On Monday, February 9, 2009, I had my first learning experience at St. Mary's after school program with my lab group, Jumping Jack and the Jive Five. Walking into the building, I was anxious and unsure of what to expect. Participating in the after school program are students ranging from pre-K to 4th grade. Although I love interacting with young children, I've never had the opportunity to do so in a professional setting before.

Soon after we arrived, we were introduced to our group's Lab TA, Matt. He informed us that we would be spending the entire two hours with the pre-K children - the first hour and a half in their classrooms and the last half hour in the gymnasium. Since there were two pre-K classrooms, we broke up into groups of three and spent about 45 minutes in each. As I was walking through the door with what was probably a deer in headlights expression on my face, I scanned the classroom and noticed the two through five year olds scattered about. I did the best I could to meet and talk to each of the kids and participate in whatever activity they felt like playing. During the first hour and a half, I found myself playing with legos and dinosaurs, eating make-believe food at a picnic, drawing and coloring, and reading aloud children's books. In terms of social behavior, I noticed that there were some gender differences between the boys and girls. Most of the children had a tendency to socialize with others of the same gender. In addition, while coloring and reading were popular with both genders, playing with legos and dinosaurs were more attractive to the boys, whereas playing with dolls and kitchen toys were more attractive to the girls. Inside the classroom, I observed the pre-K children perform fine motor activities such as coloring and handling small objects. In doing so, I noticed that the older children were significantly more skilled in these activities than were the younger ones.

Being that we're in the midst of Cortland's cold, snowy winter season, the children don't spend recess outside on the playground. Thus, they had a tremendous amount of bottled up energy that seemed to be unleashed as soon as we step foot in the gymnasium. Because our class didn't have any formal games or activities planned, our group just sort of made things up as we went along, and the kids really loved it. I spent some time dribbling and passing kickballs with a few of the kids and also held up a hoola hoop for them to shoot the balls through. Our group set up a small obstacle course with the hoola hoops that the children also seemed to enjoy. However, I think the biggest hit was a tag game in which anywhere from 1 to 4 kids ran around the gym while inside of a hoola hoop one of us were holding. They imagined that hoola hoops were cars, so we made car noises as they "drove" around each other. While inside the gym, I noticed a large difference in motor behavior between kids of different ages, but relatively no difference between the two genders. The older children were more advanced in terms of maintaing static and dynamic balance, as well as performing locomotor activities such as running.

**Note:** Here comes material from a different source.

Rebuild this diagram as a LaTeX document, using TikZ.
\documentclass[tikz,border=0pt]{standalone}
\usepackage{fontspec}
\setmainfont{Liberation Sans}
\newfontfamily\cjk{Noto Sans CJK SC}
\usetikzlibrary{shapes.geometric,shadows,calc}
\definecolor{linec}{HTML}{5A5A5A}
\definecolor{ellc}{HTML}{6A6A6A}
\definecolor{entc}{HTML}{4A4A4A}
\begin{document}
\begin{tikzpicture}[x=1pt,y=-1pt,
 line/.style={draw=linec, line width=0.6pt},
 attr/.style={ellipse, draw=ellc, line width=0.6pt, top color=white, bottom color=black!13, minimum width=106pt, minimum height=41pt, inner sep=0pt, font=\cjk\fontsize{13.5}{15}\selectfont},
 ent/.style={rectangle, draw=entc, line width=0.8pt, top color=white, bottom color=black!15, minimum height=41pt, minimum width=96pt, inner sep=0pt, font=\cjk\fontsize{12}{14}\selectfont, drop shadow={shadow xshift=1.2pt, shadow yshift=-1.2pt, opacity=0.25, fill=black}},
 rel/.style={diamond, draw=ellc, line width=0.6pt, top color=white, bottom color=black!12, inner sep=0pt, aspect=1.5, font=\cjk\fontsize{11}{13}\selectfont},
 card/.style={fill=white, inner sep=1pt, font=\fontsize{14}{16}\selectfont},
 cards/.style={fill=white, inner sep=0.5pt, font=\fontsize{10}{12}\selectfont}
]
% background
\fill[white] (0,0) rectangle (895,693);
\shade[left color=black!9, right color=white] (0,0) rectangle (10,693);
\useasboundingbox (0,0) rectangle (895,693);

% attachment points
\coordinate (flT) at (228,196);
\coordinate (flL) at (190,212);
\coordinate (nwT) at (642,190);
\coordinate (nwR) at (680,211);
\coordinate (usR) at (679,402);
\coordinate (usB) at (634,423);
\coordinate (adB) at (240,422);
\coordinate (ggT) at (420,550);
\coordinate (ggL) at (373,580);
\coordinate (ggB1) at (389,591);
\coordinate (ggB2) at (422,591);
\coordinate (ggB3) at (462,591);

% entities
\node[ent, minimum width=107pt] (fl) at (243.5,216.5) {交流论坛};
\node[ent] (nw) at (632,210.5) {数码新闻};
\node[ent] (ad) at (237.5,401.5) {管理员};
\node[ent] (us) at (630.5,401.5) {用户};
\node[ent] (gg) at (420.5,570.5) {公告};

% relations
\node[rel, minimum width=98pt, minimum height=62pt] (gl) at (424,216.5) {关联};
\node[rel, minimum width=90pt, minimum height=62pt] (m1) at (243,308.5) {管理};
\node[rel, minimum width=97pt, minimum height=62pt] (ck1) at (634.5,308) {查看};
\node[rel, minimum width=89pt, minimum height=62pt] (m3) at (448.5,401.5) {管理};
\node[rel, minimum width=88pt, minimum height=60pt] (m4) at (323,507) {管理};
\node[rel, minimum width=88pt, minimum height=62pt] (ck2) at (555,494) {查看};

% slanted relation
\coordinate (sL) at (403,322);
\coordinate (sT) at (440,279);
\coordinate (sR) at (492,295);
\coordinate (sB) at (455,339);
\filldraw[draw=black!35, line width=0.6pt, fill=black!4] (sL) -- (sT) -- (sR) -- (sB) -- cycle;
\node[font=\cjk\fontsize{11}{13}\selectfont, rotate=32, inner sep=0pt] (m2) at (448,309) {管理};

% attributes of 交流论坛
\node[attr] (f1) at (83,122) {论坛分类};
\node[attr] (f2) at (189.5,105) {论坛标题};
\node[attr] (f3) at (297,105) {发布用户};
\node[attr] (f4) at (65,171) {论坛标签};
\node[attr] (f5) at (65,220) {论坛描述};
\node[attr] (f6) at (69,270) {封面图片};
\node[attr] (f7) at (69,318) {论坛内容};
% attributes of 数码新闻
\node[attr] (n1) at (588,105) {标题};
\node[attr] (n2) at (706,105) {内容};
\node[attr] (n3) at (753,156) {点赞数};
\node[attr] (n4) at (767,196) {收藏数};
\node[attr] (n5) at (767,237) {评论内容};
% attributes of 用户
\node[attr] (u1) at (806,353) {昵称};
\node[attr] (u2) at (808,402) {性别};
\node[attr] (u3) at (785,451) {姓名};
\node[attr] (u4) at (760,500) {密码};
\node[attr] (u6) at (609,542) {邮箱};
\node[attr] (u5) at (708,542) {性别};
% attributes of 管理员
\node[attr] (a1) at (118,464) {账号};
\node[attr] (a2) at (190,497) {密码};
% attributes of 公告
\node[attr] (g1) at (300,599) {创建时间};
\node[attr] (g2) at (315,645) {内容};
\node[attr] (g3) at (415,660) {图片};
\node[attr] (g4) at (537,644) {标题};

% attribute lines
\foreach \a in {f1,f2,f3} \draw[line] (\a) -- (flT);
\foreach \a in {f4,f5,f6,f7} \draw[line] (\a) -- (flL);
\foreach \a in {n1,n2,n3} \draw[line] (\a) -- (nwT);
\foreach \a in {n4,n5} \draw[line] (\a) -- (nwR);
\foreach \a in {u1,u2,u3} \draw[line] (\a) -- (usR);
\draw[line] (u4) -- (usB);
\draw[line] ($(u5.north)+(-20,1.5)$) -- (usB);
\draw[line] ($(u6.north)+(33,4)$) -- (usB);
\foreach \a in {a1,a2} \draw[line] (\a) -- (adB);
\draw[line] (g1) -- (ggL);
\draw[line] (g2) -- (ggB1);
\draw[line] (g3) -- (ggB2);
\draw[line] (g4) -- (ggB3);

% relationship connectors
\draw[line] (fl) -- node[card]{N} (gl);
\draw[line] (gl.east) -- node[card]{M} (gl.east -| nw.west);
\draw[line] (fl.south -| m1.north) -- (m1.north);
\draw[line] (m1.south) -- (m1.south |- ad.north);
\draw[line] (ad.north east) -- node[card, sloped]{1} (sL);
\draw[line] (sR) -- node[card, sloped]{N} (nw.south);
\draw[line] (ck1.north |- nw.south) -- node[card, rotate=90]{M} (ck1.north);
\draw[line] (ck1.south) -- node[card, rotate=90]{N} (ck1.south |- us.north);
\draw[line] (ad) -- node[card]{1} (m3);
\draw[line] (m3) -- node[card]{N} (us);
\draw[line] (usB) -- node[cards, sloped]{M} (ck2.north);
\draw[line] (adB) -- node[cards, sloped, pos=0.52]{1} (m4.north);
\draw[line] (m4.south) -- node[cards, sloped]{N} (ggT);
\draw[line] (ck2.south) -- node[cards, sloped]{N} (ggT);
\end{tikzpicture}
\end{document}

All-in-all, I think that our first lab was a success. We were afforded the opportunity to meet and interact with the pre-K kids in both the classroom and gym settings. I am really looking forward to our next lab so we can meet some of the older kids and actually plan games for them to play ahead of time.

Wednesday, February 4, 2009

Should Dodgeball Be a Part of a Physical Education Curriculum?

In our last Motor Development class, we had a discussion on different games and activities that were integrated into our PE classes growing up that are nowadays not part of a typical PE curriculum. Dodgeball in particular was a very hot button topic. Just about every student in the class, myself included, agreed that playing dodgeball was an enjoyable experience growing up. However, we also agreed that we were all very good at dodgeball whereas our former classmates who weren't as skilled in throwing, catching, and dodging probably did not have nearly as an enjoyable experience as we did.

As a future physical educator, I look at the game of Dodgeball much differently than I did when I played the game in elementary school. After 4th grade, my school district did not allow dodgeball to be played in PE classes and I remember being upset because of how much I loved playing. Now, I find myself defending the stance that Dodgeball should not be part of a Physical Education curriculum. Proponents of Dodgeball argue that it helps develop motor skills such as agility, throwing, and catching, but aren't there a hundred other games that can be played that do the same exact thing without making students human targets? I am lucky that I had the necessary motor development skills to allow me to succeed in Dodgeball back when I played in class because I can't imagine that being pelted with rubber balls is a positive experience. Bullying definitely exists in Dodgeball and since one of the goals of Physical Education is to get all students to enjoy physical activity, I don't see how Dodgeball is a good fit.

Generally speaking, the kids who don't like Dodgeball are usually less skilled movers and often, these are the students who don't participate in regular physical activity as they grow older into adulthood. Instead of forcing them to play an elimination game with questionable motives, why not integrate games that a larger percentage of students enjoy that maximize activity time and assist in developing motor skills equally as effective as Dodgeball?